For $$f(x)$$ to be decreasing, we need $$f'(x) \le 0$$. Since $$x^2$$ is always positive for $$x \ne 0$$, we only need the numerator to be less than or equal to zero:

$$1 - \ln x \le 0$$

$$1 \le \ln x$$

To solve for $$x$$, we take the exponential of both sides:

$$e^1 \le e^{\ln x}$$

$$e \le x$$

Since $$e \approx 2.718$$, the function $$f(x)$$ is decreasing for all $$x \ge 3$$ (or more precisely, $$x \ge e$$). This satisfies the third condition for the integral test.

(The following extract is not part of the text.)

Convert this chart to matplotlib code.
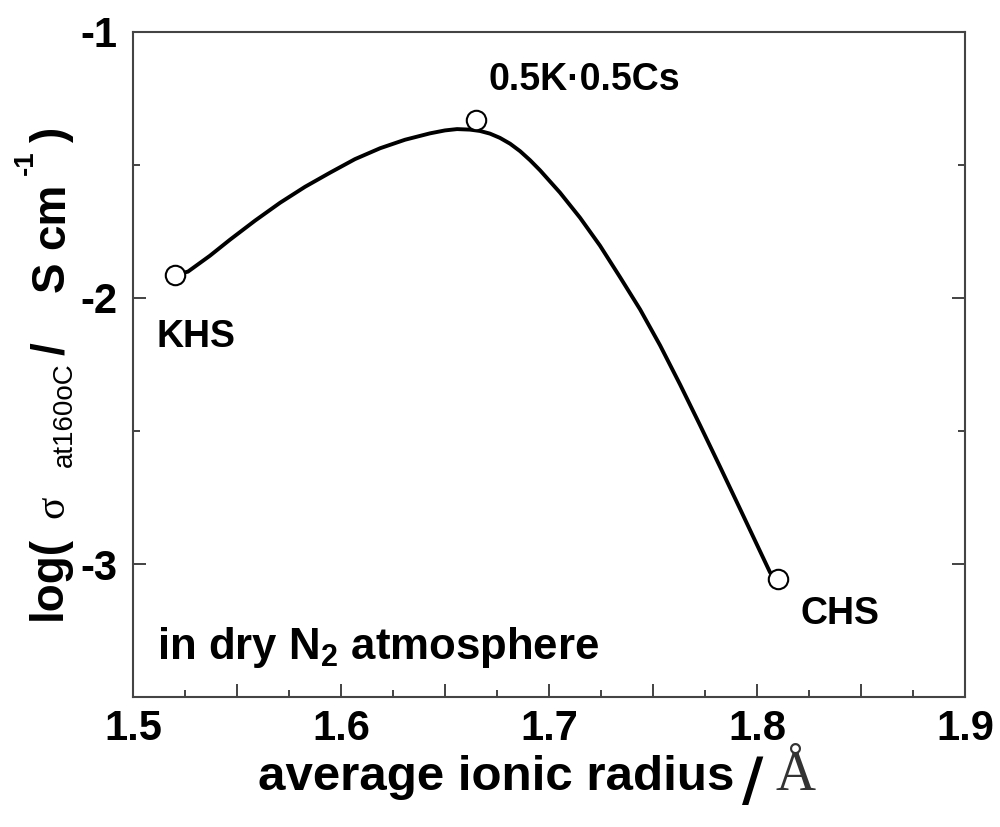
import matplotlib
matplotlib.use("Agg")
import matplotlib.pyplot as plt
from matplotlib.ticker import MultipleLocator, FuncFormatter

# measured samples
sample_x = [1.520, 1.665, 1.810]
sample_y = [-1.912, -1.330, -3.056]
sample_names = ["KHS", "0.5K\u00b70.5Cs", "CHS"]

# guide curve
curve_x = [1.5202, 1.5264, 1.5370, 1.5466, 1.5587, 1.5707, 1.5827, 1.5947,
           1.6067, 1.6188, 1.6308, 1.6428, 1.6500, 1.6558, 1.6620, 1.6668,
           1.6716, 1.6764, 1.6813, 1.6861, 1.6909, 1.6957, 1.7053, 1.7149,
           1.7245, 1.7341, 1.7438, 1.7534, 1.7630, 1.7726, 1.7822, 1.7918,
           1.8014, 1.8063, 1.8101]
curve_y = [-1.912, -1.901, -1.841, -1.781, -1.709, -1.642, -1.582, -1.529,
           -1.478, -1.437, -1.405, -1.381, -1.370, -1.365, -1.367, -1.372,
           -1.382, -1.398, -1.420, -1.448, -1.482, -1.520, -1.604, -1.698,
           -1.803, -1.921, -2.043, -2.178, -2.325, -2.478, -2.634, -2.792,
           -2.951, -3.032, -3.056]

W, H = 1000, 827
SANS = "Liberation Sans"
SERIF = "Liberation Serif"
plt.rcParams["mathtext.default"] = "regular"

fig = plt.figure(figsize=(W / 100, H / 100), dpi=100)
ax = fig.add_axes([133 / W, 1 - 697 / H, (965 - 133) / W, (697 - 32) / H])

ax.plot(curve_x, curve_y, color="black", lw=2.8, solid_joinstyle="round",
        solid_capstyle="round", zorder=2)
ax.plot(sample_x, sample_y, "o", ms=14, mfc="white", mec="black", mew=1.5, zorder=3)

ax.set_xlim(1.5, 1.9)
ax.set_ylim(-3.5, -1)

ax.xaxis.set_major_locator(MultipleLocator(0.05))
ax.xaxis.set_minor_locator(MultipleLocator(0.025))
ax.xaxis.set_major_formatter(FuncFormatter(
    lambda v, p: f"{v:.1f}" if abs(v * 10 - round(v * 10)) < 1e-6 else ""))
ax.yaxis.set_major_locator(MultipleLocator(1))
ax.yaxis.set_minor_locator(MultipleLocator(0.5))
ax.yaxis.set_major_formatter(FuncFormatter(lambda v, p: f"{v:.0f}"))

ax.tick_params(which="both", direction="in", top=False, right=True, color="#222222")
ax.tick_params(which="major", length=9.5, width=1.2)
ax.tick_params(which="minor", length=5, width=1.2)
ax.tick_params(axis="x", pad=9)
ax.tick_params(axis="y", pad=11)
for lab in ax.get_xticklabels() + ax.get_yticklabels():
    lab.set_fontfamily(SANS)
    lab.set_fontweight("bold")
    lab.set_fontsize(30)
for s in ax.spines.values():
    s.set_linewidth(1.5)
    s.set_color("#444444")

# point labels
ax.text(1.5115, -2.186, sample_names[0], family=SANS, weight="bold", fontsize=27)
ax.text(1.6707, -1.218, sample_names[1], family=SANS, weight="bold", fontsize=27)
ax.text(1.8207, -3.225, sample_names[2], family=SANS, weight="bold", fontsize=27)
ax.text(1.5115, -3.357, "in dry N$_2$ atmosphere", family=SANS, weight="bold",
        fontsize=31.5)


def ptext(px, py, s, **kw):
    return fig.text(px / W, 1 - py / H, s, **kw)


# x label
ptext(258, 790, "average ionic radius", family=SANS, weight="bold", fontsize=35.5)
ptext(742, 800, "/", family="DejaVu Sans", weight="bold", fontsize=42)
ptext(776, 790, "\u00c5", family=SERIF, fontsize=40, color="#333333")

# y label
rot = dict(rotation=90, rotation_mode="anchor", ha="left", va="baseline")
ptext(61, 620, "log(", family=SANS, weight="bold", fontsize=33, **rot)
ptext(63, 518, "\u03c3", family=SERIF, fontsize=30, **rot)
ptext(72, 467, "at160oC", family=SANS, fontsize=20, **rot)
ptext(64, 355, "/", family=SANS, weight="bold", fontsize=33, **rot)
ptext(64, 292, "S", family=SANS, weight="bold", fontsize=33, **rot)
ptext(64, 249, "cm", family=SANS, weight="bold", fontsize=33, **rot)
ptext(33, 175, "-1", family=SANS, weight="bold", fontsize=20, **rot)
ptext(64, 142, ")", family=SANS, weight="bold", fontsize=33, **rot)

fig.savefig("out.png", dpi=100)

**step3 Evaluate the Improper Integral**

Now, we evaluate the improper integral $$\int_{1}^{\infty} f(x) dx$$. If this integral converges to a finite value, the series converges. If it diverges (goes to infinity or does not exist), the series diverges.

$$\int_{1}^{\infty} \frac{\ln x}{x} dx = \lim_{b \to \infty} \int_{1}^{b} \frac{\ln x}{x} dx$$

To solve the integral $$\int \frac{\ln x}{x} dx$$, we use a substitution. Let $$u = \ln x$$. Then the differential $$du$$ is given by $$du = \frac{1}{x} dx$$.

Now we change the limits of integration according to our substitution. When $$x=1$$, $$u = \ln 1 = 0$$. When $$x=b$$, $$u = \ln b$$.

$$\int_{0}^{\ln b} u \, du$$

The integral of $$u$$ with respect to $$u$$ is $$\frac{u^2}{2}$$. Applying the limits of integration:

$$\left[ \frac{u^2}{2} \right]_{0}^{\ln b} = \frac{(\ln b)^2}{2} - \frac{0^2}{2}$$

$$= \frac{(\ln b)^2}{2}$$

Finally, we take the limit as $$b \to \infty$$.

$$\lim_{b \to \infty} \frac{(\ln b)^2}{2}$$

As $$b$$ approaches infinity, the natural logarithm $$\ln b$$ also approaches infinity. Therefore, $$(\ln b)^2$$ approaches infinity, and so does $$\frac{(\ln b)^2}{2}$$.

$$\lim_{b \to \infty} \frac{(\ln b)^2}{2} = \infty$$

Since the improper integral diverges to infinity, by the integral test, the series $$\sum_{n=1}^{\infty} \frac{\ln n}{n}$$ also diverges.